**SUPPLIED RECORDS:**
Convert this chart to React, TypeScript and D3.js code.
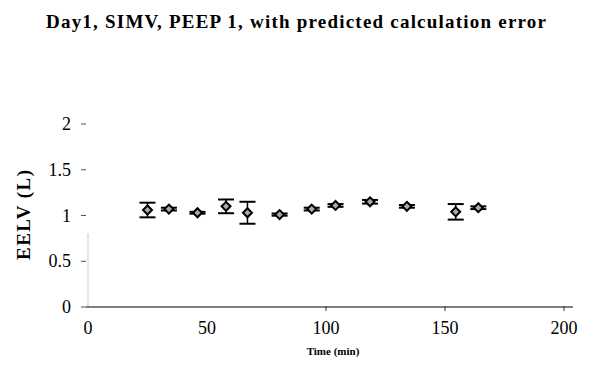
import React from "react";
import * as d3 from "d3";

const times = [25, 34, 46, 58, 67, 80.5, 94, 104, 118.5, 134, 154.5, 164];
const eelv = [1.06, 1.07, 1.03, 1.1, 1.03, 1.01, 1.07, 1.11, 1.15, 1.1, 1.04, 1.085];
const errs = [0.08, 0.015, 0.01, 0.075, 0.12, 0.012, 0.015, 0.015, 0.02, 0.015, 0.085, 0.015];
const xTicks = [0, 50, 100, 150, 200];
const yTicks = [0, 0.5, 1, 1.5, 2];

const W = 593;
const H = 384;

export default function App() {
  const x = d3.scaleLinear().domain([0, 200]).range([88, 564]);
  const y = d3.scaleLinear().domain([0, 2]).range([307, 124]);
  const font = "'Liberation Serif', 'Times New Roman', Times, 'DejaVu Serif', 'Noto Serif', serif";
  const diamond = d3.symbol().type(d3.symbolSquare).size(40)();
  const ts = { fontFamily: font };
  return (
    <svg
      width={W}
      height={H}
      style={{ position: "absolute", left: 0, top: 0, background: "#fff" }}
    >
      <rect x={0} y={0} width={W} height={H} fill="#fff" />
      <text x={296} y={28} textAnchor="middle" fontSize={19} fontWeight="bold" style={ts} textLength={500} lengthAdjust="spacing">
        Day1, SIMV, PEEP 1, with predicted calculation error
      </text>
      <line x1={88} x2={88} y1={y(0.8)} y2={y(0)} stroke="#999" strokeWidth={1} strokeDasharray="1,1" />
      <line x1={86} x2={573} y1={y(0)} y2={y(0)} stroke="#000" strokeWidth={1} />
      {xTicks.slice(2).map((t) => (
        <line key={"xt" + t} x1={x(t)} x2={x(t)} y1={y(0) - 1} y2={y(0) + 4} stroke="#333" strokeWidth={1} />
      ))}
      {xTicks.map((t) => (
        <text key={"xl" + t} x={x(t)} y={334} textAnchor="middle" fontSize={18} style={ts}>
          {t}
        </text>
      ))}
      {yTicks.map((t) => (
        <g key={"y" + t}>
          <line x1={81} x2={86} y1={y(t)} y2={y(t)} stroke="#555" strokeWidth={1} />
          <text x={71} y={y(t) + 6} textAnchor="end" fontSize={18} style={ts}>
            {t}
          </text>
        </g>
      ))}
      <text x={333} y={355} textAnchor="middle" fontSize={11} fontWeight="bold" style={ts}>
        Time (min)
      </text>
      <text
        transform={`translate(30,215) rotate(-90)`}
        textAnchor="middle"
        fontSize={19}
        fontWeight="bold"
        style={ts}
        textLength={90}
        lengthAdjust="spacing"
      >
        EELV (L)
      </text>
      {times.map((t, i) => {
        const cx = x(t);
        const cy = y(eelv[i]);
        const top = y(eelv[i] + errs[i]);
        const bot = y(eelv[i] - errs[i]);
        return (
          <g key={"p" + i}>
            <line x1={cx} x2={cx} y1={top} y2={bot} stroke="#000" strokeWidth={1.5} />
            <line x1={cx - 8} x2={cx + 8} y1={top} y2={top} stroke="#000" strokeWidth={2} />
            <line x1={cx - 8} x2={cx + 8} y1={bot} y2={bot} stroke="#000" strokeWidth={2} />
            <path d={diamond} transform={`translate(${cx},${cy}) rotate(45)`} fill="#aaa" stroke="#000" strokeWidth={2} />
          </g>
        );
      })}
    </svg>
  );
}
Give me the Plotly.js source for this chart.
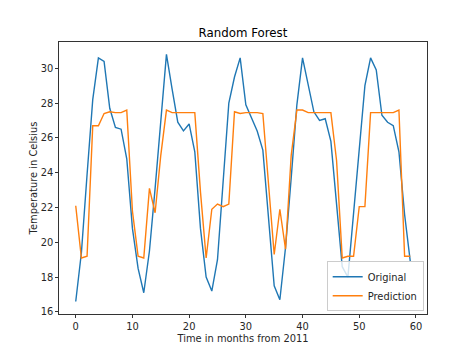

**PROMPT:**
From the material above, reproduce everything verbatim except the pictures.

**CORRECT ANSWER:**
Convert this chart to React, TypeScript and D3.js code.
import React from "react";
import * as d3 from "d3";

const times = [25, 34, 46, 58, 67, 80.5, 94, 104, 118.5, 134, 154.5, 164];
const eelv = [1.06, 1.07, 1.03, 1.1, 1.03, 1.01, 1.07, 1.11, 1.15, 1.1, 1.04, 1.085];
const errs = [0.08, 0.015, 0.01, 0.075, 0.12, 0.012, 0.015, 0.015, 0.02, 0.015, 0.085, 0.015];
const xTicks = [0, 50, 100, 150, 200];
const yTicks = [0, 0.5, 1, 1.5, 2];

const W = 593;
const H = 384;

export default function App() {
  const x = d3.scaleLinear().domain([0, 200]).range([88, 564]);
  const y = d3.scaleLinear().domain([0, 2]).range([307, 124]);
  const font = "'Liberation Serif', 'Times New Roman', Times, 'DejaVu Serif', 'Noto Serif', serif";
  const diamond = d3.symbol().type(d3.symbolSquare).size(40)();
  const ts = { fontFamily: font };
  return (
    <svg
      width={W}
      height={H}
      style={{ position: "absolute", left: 0, top: 0, background: "#fff" }}
    >
      <rect x={0} y={0} width={W} height={H} fill="#fff" />
      <text x={296} y={28} textAnchor="middle" fontSize={19} fontWeight="bold" style={ts} textLength={500} lengthAdjust="spacing">
        Day1, SIMV, PEEP 1, with predicted calculation error
      </text>
      <line x1={88} x2={88} y1={y(0.8)} y2={y(0)} stroke="#999" strokeWidth={1} strokeDasharray="1,1" />
      <line x1={86} x2={573} y1={y(0)} y2={y(0)} stroke="#000" strokeWidth={1} />
      {xTicks.slice(2).map((t) => (
        <line key={"xt" + t} x1={x(t)} x2={x(t)} y1={y(0) - 1} y2={y(0) + 4} stroke="#333" strokeWidth={1} />
      ))}
      {xTicks.map((t) => (
        <text key={"xl" + t} x={x(t)} y={334} textAnchor="middle" fontSize={18} style={ts}>
          {t}
        </text>
      ))}
      {yTicks.map((t) => (
        <g key={"y" + t}>
          <line x1={81} x2={86} y1={y(t)} y2={y(t)} stroke="#555" strokeWidth={1} />
          <text x={71} y={y(t) + 6} textAnchor="end" fontSize={18} style={ts}>
            {t}
          </text>
        </g>
      ))}
      <text x={333} y={355} textAnchor="middle" fontSize={11} fontWeight="bold" style={ts}>
        Time (min)
      </text>
      <text
        transform={`translate(30,215) rotate(-90)`}
        textAnchor="middle"
        fontSize={19}
        fontWeight="bold"
        style={ts}
        textLength={90}
        lengthAdjust="spacing"
      >
        EELV (L)
      </text>
      {times.map((t, i) => {
        const cx = x(t);
        const cy = y(eelv[i]);
        const top = y(eelv[i] + errs[i]);
        const bot = y(eelv[i] - errs[i]);
        return (
          <g key={"p" + i}>
            <line x1={cx} x2={cx} y1={top} y2={bot} stroke="#000" strokeWidth={1.5} />
            <line x1={cx - 8} x2={cx + 8} y1={top} y2={top} stroke="#000" strokeWidth={2} />
            <line x1={cx - 8} x2={cx + 8} y1={bot} y2={bot} stroke="#000" strokeWidth={2} />
            <path d={diamond} transform={`translate(${cx},${cy}) rotate(45)`} fill="#aaa" stroke="#000" strokeWidth={2} />
          </g>
        );
      })}
    </svg>
  );
}
Give me the Plotly.js source for this chart.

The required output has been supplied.